SHORT EXERCISE:
All the data should be repeated exactly. Any image in it is left out.
※
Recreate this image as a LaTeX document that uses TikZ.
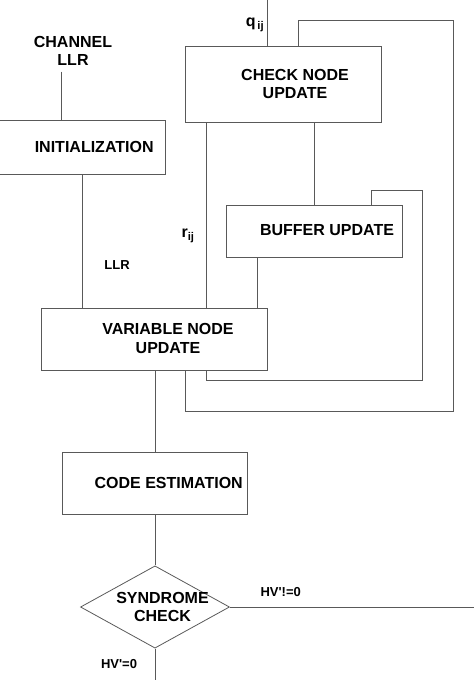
\documentclass[tikz,border=0pt]{standalone}
\usepackage{fontspec}
\setmainfont{Liberation Sans}
\usepackage{tikz}
\usetikzlibrary{shapes.geometric}
\tikzset{
  box/.style={draw=black!65, line width=0.8pt, rectangle, inner sep=0pt},
  wire/.style={draw=black!65, line width=0.8pt},
  boxtext/.style={align=center, inner sep=0pt, font=\fontsize{16}{18.4}\selectfont\bfseries},
  lbl/.style={inner sep=0pt, font=\fontsize{13}{15}\selectfont\bfseries}
}

\begin{document}
\begin{tikzpicture}[x=1pt,y=-1pt]
  \useasboundingbox (0,0) rectangle (474,680);
  \node[box, minimum width=195.3pt, minimum height=76.7pt] (cnu) at (283.4,84.4) {};
  \node[boxtext] (cnu-txt) at (295,84.2) {CHECK NODE\\UPDATE};
  \node[box, minimum width=175.6pt, minimum height=51.6pt] (buf) at (314.5,231.5) {};
  \node[boxtext] (buf-txt) at (327,230.5) {BUFFER UPDATE};
  \node[box, minimum width=167pt, minimum height=53.6pt] (init) at (81.5,147.5) {};
  \node[boxtext] (init-txt) at (94.2,146.7) {INITIALIZATION};
  \node[boxtext] (chan) at (73,51) {CHANNEL\\LLR};
  \node[box, minimum width=226pt, minimum height=61.7pt] (vnu) at (154.7,339.2) {};
  \node[boxtext] (vnu-txt) at (168,338.5) {VARIABLE NODE\\UPDATE};
  \node[box, minimum width=185.7pt, minimum height=62.4pt] (est) at (155,483.5) {};
  \node[boxtext] (est-txt) at (168.7,483.3) {CODE ESTIMATION};
  \node[box, diamond, minimum width=149pt, minimum height=82.3pt] (syn) at (155,607) {};
  \node[boxtext] (syn-txt) at (162.5,607.2) {SYNDROME\\CHECK};

  \coordinate (qin) at (267.7,0);
  \coordinate (chan-end) at (61.7,71.7);
  \coordinate (outer-ne) at (453.3,20.3);
  \coordinate (outer-sw) at (185.7,411.7);
  \coordinate (inner-se) at (422.3,380);
  \coordinate (inner-nw) at (371,190.7);
  \coordinate (nz-end) at (474,607);
  \coordinate (z-end) at (155,680);

  \draw[wire] (qin) -- (qin |- cnu.north);
  \draw[wire] (cnu.north -| 298.3,0) |- (outer-ne) |- (outer-sw) -- (outer-sw |- vnu.south);
  \draw[wire] (cnu.south -| 206.7,0) -- (vnu.north -| 206.7,0);
  \draw[wire] (cnu.south -| buf.north) -- (buf.north);
  \draw[wire] (buf.south -| 257.7,0) -- (vnu.north -| 257.7,0);
  \draw[wire] (vnu.south -| 206.7,0) |- (inner-se) |- (inner-nw) -- (inner-nw |- buf.north);
  \draw[wire] (chan-end) -- (chan-end |- init.north);
  \draw[wire] (init.south -| 82.7,0) -- (vnu.north -| 82.7,0);
  \draw[wire] (vnu.south -| est.north) -- (est.north);
  \draw[wire] (est.south) -- (syn.north);
  \draw[wire] (syn.east) -- (nz-end);
  \draw[wire] (syn.south) -- (z-end);

  \node[lbl, font=\fontsize{16}{18}\selectfont\bfseries] (q-lbl) at (255,25) {q\textsubscript{\,ij}};
  \node[lbl, font=\fontsize{16}{18}\selectfont\bfseries] (r-lbl) at (188,236) {r\textsubscript{ij}};
  \node[lbl] (llr-lbl) at (117,265) {LLR};
  \node[lbl] (nz-lbl) at (280.7,592.3) {HV\textquotesingle!=0};
  \node[lbl] (z-lbl) at (119,664) {HV\textquotesingle=0};
\end{tikzpicture}
\end{document}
※
WRITTEN RESPONSE:
Recreate this image as a LaTeX document that uses TikZ.
\documentclass[tikz,border=0pt]{standalone}
\usepackage{fontspec}
\setmainfont{Liberation Sans}
\usepackage{tikz}
\usetikzlibrary{shapes.geometric}
\tikzset{
  box/.style={draw=black!65, line width=0.8pt, rectangle, inner sep=0pt},
  wire/.style={draw=black!65, line width=0.8pt},
  boxtext/.style={align=center, inner sep=0pt, font=\fontsize{16}{18.4}\selectfont\bfseries},
  lbl/.style={inner sep=0pt, font=\fontsize{13}{15}\selectfont\bfseries}
}

\begin{document}
\begin{tikzpicture}[x=1pt,y=-1pt]
  \useasboundingbox (0,0) rectangle (474,680);
  \node[box, minimum width=195.3pt, minimum height=76.7pt] (cnu) at (283.4,84.4) {};
  \node[boxtext] (cnu-txt) at (295,84.2) {CHECK NODE\\UPDATE};
  \node[box, minimum width=175.6pt, minimum height=51.6pt] (buf) at (314.5,231.5) {};
  \node[boxtext] (buf-txt) at (327,230.5) {BUFFER UPDATE};
  \node[box, minimum width=167pt, minimum height=53.6pt] (init) at (81.5,147.5) {};
  \node[boxtext] (init-txt) at (94.2,146.7) {INITIALIZATION};
  \node[boxtext] (chan) at (73,51) {CHANNEL\\LLR};
  \node[box, minimum width=226pt, minimum height=61.7pt] (vnu) at (154.7,339.2) {};
  \node[boxtext] (vnu-txt) at (168,338.5) {VARIABLE NODE\\UPDATE};
  \node[box, minimum width=185.7pt, minimum height=62.4pt] (est) at (155,483.5) {};
  \node[boxtext] (est-txt) at (168.7,483.3) {CODE ESTIMATION};
  \node[box, diamond, minimum width=149pt, minimum height=82.3pt] (syn) at (155,607) {};
  \node[boxtext] (syn-txt) at (162.5,607.2) {SYNDROME\\CHECK};

  \coordinate (qin) at (267.7,0);
  \coordinate (chan-end) at (61.7,71.7);
  \coordinate (outer-ne) at (453.3,20.3);
  \coordinate (outer-sw) at (185.7,411.7);
  \coordinate (inner-se) at (422.3,380);
  \coordinate (inner-nw) at (371,190.7);
  \coordinate (nz-end) at (474,607);
  \coordinate (z-end) at (155,680);

  \draw[wire] (qin) -- (qin |- cnu.north);
  \draw[wire] (cnu.north -| 298.3,0) |- (outer-ne) |- (outer-sw) -- (outer-sw |- vnu.south);
  \draw[wire] (cnu.south -| 206.7,0) -- (vnu.north -| 206.7,0);
  \draw[wire] (cnu.south -| buf.north) -- (buf.north);
  \draw[wire] (buf.south -| 257.7,0) -- (vnu.north -| 257.7,0);
  \draw[wire] (vnu.south -| 206.7,0) |- (inner-se) |- (inner-nw) -- (inner-nw |- buf.north);
  \draw[wire] (chan-end) -- (chan-end |- init.north);
  \draw[wire] (init.south -| 82.7,0) -- (vnu.north -| 82.7,0);
  \draw[wire] (vnu.south -| est.north) -- (est.north);
  \draw[wire] (est.south) -- (syn.north);
  \draw[wire] (syn.east) -- (nz-end);
  \draw[wire] (syn.south) -- (z-end);

  \node[lbl, font=\fontsize{16}{18}\selectfont\bfseries] (q-lbl) at (255,25) {q\textsubscript{\,ij}};
  \node[lbl, font=\fontsize{16}{18}\selectfont\bfseries] (r-lbl) at (188,236) {r\textsubscript{ij}};
  \node[lbl] (llr-lbl) at (117,265) {LLR};
  \node[lbl] (nz-lbl) at (280.7,592.3) {HV\textquotesingle!=0};
  \node[lbl] (z-lbl) at (119,664) {HV\textquotesingle=0};
\end{tikzpicture}
\end{document}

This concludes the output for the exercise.